::: Records provided :::
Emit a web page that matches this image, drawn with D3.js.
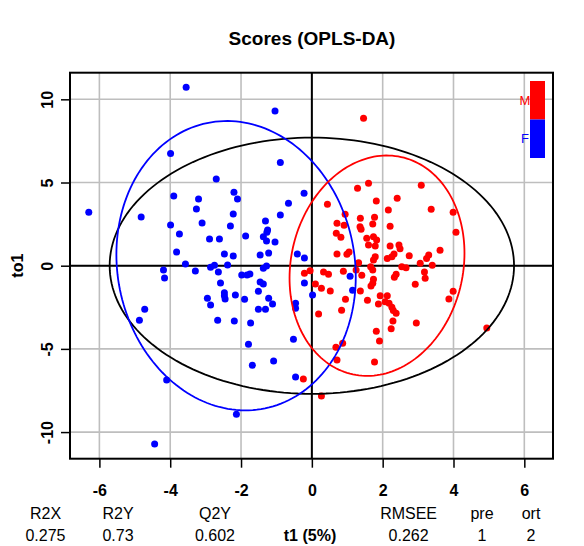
<!DOCTYPE html>
<html>
<head>
<meta charset="utf-8">
<script src="https://cdn.jsdelivr.net/npm/d3@7/dist/d3.min.js"></script>
<style>
  body { margin: 0; background: #fff; }
  svg { font-family: Arial, "Liberation Sans", sans-serif; }
</style>
</head>
<body>
<svg id="chart" width="584" height="546"></svg>
<script>
// Data (scores)
const femaleT1 = [-3.55,-1.04,-3.99,-0.89,-2.70,-6.30,-4.82,-3.90,-3.20,-3.26,-2.20,-2.10,-2.22,-3.99,-3.10,-2.30,-3.74,-2.89,-2.61,-1.87,-1.31,-1.25,-1.27,-1.37,-1.28,-1.04,-0.66,-0.89,-0.22,-3.82,-2.47,-2.22,-1.46,-1.22,-0.41,-0.21,-3.57,-4.19,-4.16,-3.29,-2.86,-2.75,-2.38,-2.64,-2.58,-1.98,-1.83,-1.75,-1.37,-1.28,-1.46,-1.37,-0.21,0.02,-2.47,-2.47,-2.45,-2.95,-2.86,-2.16,-1.90,-1.51,-1.22,-1.11,-1.51,-1.31,-0.46,-0.46,-4.72,-4.87,-2.66,-2.19,-1.73,-1.79,-0.52,-1.08,-1.68,-0.46,-4.10,-2.13,-4.44,1.08,1.15];
const femaleTo1 = [10.72,9.30,6.75,6.21,5.21,3.21,2.93,4.19,4.01,3.41,4.41,4.01,3.11,2.45,2.57,2.39,1.91,1.60,1.60,1.78,2.69,2.15,2.01,1.74,1.48,1.42,3.75,3.05,4.35,0.82,0.70,0.58,0.64,0.76,0.70,0.46,0.10,-0.26,-0.74,-0.32,-0.10,0.02,0.04,-0.38,-1.04,-0.56,-0.56,-0.50,-0.16,-0.02,-0.98,-1.10,-1.04,-1.76,-1.62,-1.80,-2.00,-1.96,-2.36,-1.76,-2.02,-1.54,-1.96,-2.30,-2.62,-2.62,-2.26,-2.56,-2.62,-3.28,-3.28,-3.32,-3.44,-4.72,-4.42,-5.73,-5.99,-6.69,-6.87,-8.93,-10.72,-0.64,-1.48];

const maleT1 = [1.46,1.60,1.29,3.09,1.82,2.41,0.44,2.16,3.37,3.99,0.94,1.37,1.77,0.71,0.91,1.36,1.39,1.72,2.21,4.07,0.69,0.82,1.55,1.74,1.83,1.60,1.79,2.21,2.46,2.49,3.62,0.71,0.99,1.05,1.79,2.13,2.26,2.32,2.75,3.24,3.30,3.06,3.40,1.32,1.74,1.66,2.54,2.66,-0.05,0.33,-0.21,0.47,0.89,1.25,1.72,1.41,1.74,1.72,1.67,2.38,2.33,3.18,3.20,2.92,0.10,0.27,0.52,1.37,0.95,1.57,1.93,2.13,2.07,1.88,2.18,2.26,2.30,2.38,3.99,3.87,0.84,0.19,2.29,2.24,2.95,1.82,1.91,0.87,0.68,0.71,1.77,4.94,-0.24,0.27];
const maleTo1 = [8.86,4.95,4.65,4.83,3.89,4.05,3.69,3.35,3.39,3.21,3.09,2.85,2.91,2.55,2.43,2.34,2.19,2.51,2.37,2.01,1.95,1.71,1.65,1.74,1.54,1.24,1.18,1.18,1.24,1.02,0.93,0.70,0.69,0.82,0.54,0.44,0.54,0.70,0.60,0.44,0.64,0.14,0.02,0.18,0.34,-0.06,-0.06,-0.12,-0.30,-0.38,-0.46,-0.52,-0.34,-0.26,-0.26,-0.58,-0.82,-1.06,-1.22,-0.52,-0.70,-0.38,-0.76,-1.12,-1.10,-1.36,-1.52,-1.52,-2.02,-2.08,-1.80,-1.80,-2.16,-2.30,-2.26,-2.50,-2.70,-2.86,-1.54,-2.00,-2.68,-2.90,-3.32,-3.79,-3.44,-3.94,-4.53,-4.66,-4.90,-5.67,-5.79,-3.74,-6.81,-7.83];

// Ellipses: centre and Cholesky factor [a, e, b] -> x = cx + a cos, y = cy + e cos + b sin
const ellipseNames = ["all", "F", "M"];
const ellipseCenters = [[0, 0], [-2.14, 0], [1.84, 0]];
const ellipseFactors = [[5.71, 0, 7.70], [3.38, -0.67, 8.67], [2.47, 0.75, 6.58]];
const ellipseColors = ["#000000", "#0000FF", "#FF0000"];

const xTicks = [-6, -4, -2, 0, 2, 4, 6];
const yTicks = [-10, -5, 0, 5, 10];

const statNames = ["R2X", "R2Y", "Q2Y", "RMSEE", "pre", "ort"];
const statValues = ["0.275", "0.73", "0.602", "0.262", "1", "2"];
const legendGroups = ["M", "F"];
const legendColors = ["#FF0000", "#0000FF"];

// Layout
const svg = d3.select("#chart");
const plot = { left: 70, right: 553, top: 72.7, bottom: 458.7 };

const x = d3.scaleLinear().domain([-6.83, 6.81]).range([plot.left, plot.right]);
const y = d3.scaleLinear().domain([-11.6, 11.6]).range([plot.bottom, plot.top]);

// Grid
const grid = svg.append("g").attr("stroke", "#BEBEBE").attr("stroke-width", 1.6);
grid.selectAll(".gx").data(xTicks).join("line")
  .attr("x1", d => x(d)).attr("x2", d => x(d))
  .attr("y1", plot.top).attr("y2", plot.bottom);
grid.selectAll(".gy").data(yTicks).join("line")
  .attr("y1", d => y(d)).attr("y2", d => y(d))
  .attr("x1", plot.left).attr("x2", plot.right);

// Zero lines
svg.append("line").attr("x1", x(0)).attr("x2", x(0)).attr("y1", plot.top).attr("y2", plot.bottom)
  .attr("stroke", "#000").attr("stroke-width", 2);
svg.append("line").attr("y1", y(0)).attr("y2", y(0)).attr("x1", plot.left).attr("x2", plot.right)
  .attr("stroke", "#000").attr("stroke-width", 2);

// Points
function drawPoints(t1, to1, color) {
  svg.append("g").selectAll("circle")
    .data(t1.map((v, i) => [v, to1[i]]))
    .join("circle")
    .attr("cx", d => x(d[0]))
    .attr("cy", d => y(d[1]))
    .attr("r", 3.5)
    .attr("fill", color);
}
drawPoints(femaleT1, femaleTo1, "#0000FF");
drawPoints(maleT1, maleTo1, "#FF0000");

// Ellipses
const angles = d3.range(0, 2 * Math.PI, Math.PI / 90);
const ellLine = d3.line().x(d => x(d[0])).y(d => y(d[1])).curve(d3.curveLinearClosed);
ellipseNames.forEach((name, k) => {
  const [cx, cy] = ellipseCenters[k];
  const [a, e, b] = ellipseFactors[k];
  const pts = angles.map(t => [cx + a * Math.cos(t), cy + e * Math.cos(t) + b * Math.sin(t)]);
  svg.append("path")
    .attr("d", ellLine(pts))
    .attr("fill", "none")
    .attr("stroke", ellipseColors[k])
    .attr("stroke-width", 1.8);
});

// Box
svg.append("rect")
  .attr("x", plot.left).attr("y", plot.top)
  .attr("width", plot.right - plot.left).attr("height", plot.bottom - plot.top)
  .attr("fill", "none").attr("stroke", "#000").attr("stroke-width", 2);

// Axes (R style hyphen minus)
const fmt = d => String(d);
const xAxis = svg.append("g")
  .attr("transform", `translate(0,${plot.bottom})`)
  .call(d3.axisBottom(x).tickValues(xTicks).tickSize(9).tickPadding(17).tickFormat(fmt));
xAxis.select(".domain").remove();
xAxis.selectAll("line").attr("stroke-width", 1.5);
xAxis.selectAll("text").attr("font-size", 16).attr("font-weight", "bold")
  .attr("font-family", "Arial, 'Liberation Sans', sans-serif").attr("fill", "#000");

const yAxis = svg.append("g")
  .attr("transform", `translate(${plot.left},0)`)
  .call(d3.axisLeft(y).tickValues(yTicks).tickSize(9).tickFormat(fmt));
yAxis.select(".domain").remove();
yAxis.selectAll("line").attr("stroke-width", 1.5);
yAxis.selectAll("text")
  .attr("font-size", 16).attr("font-weight", "bold")
  .attr("font-family", "Arial, 'Liberation Sans', sans-serif").attr("fill", "#000")
  .attr("text-anchor", "middle").attr("dy", null).attr("x", null)
  .attr("transform", "translate(-23,0) rotate(-90)")
  .attr("dominant-baseline", "central");

// Title and labels
svg.append("text").attr("x", 312).attr("y", 45).attr("text-anchor", "middle")
  .attr("font-size", 19).attr("font-weight", "bold").text("Scores (OPLS-DA)");
svg.append("text").attr("transform", `translate(23,${(plot.top + plot.bottom) / 2}) rotate(-90)`)
  .attr("text-anchor", "middle").attr("font-size", 16).attr("font-weight", "bold").text("to1");
svg.append("text").attr("x", 310).attr("y", 541).attr("text-anchor", "middle")
  .attr("font-size", 16).attr("font-weight", "bold").text("t1 (5%)");

// Stats table
const statX = [45.5, 118, 215, 408.6, 482, 531];
statNames.forEach((s, i) => {
  svg.append("text").attr("x", statX[i]).attr("y", 519).attr("text-anchor", "middle")
    .attr("font-size", 16).text(s);
  svg.append("text").attr("x", statX[i]).attr("y", 541).attr("text-anchor", "middle")
    .attr("font-size", 16).text(statValues[i]);
});

// Legend
const legY = d3.scaleBand().domain(legendGroups).range([81, 158]);
legendGroups.forEach((g, i) => {
  svg.append("rect").attr("x", 530).attr("y", legY(g))
    .attr("width", 15).attr("height", legY.bandwidth()).attr("fill", legendColors[i]);
  svg.append("text").attr("x", 525).attr("y", legY(g) + legY.bandwidth() / 2)
    .attr("text-anchor", "middle").attr("dominant-baseline", "central")
    .attr("font-size", 13).attr("fill", legendColors[i]).text(g);
});
</script>
</body>
</html>
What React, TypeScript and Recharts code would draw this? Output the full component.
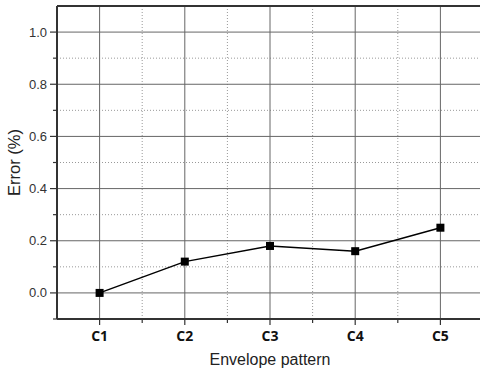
:::
Copy all lines from the data that hold the word "this".

Emit a web page that matches this image, drawn with D3.js.
What React, TypeScript and Recharts code would draw this? Output the full component.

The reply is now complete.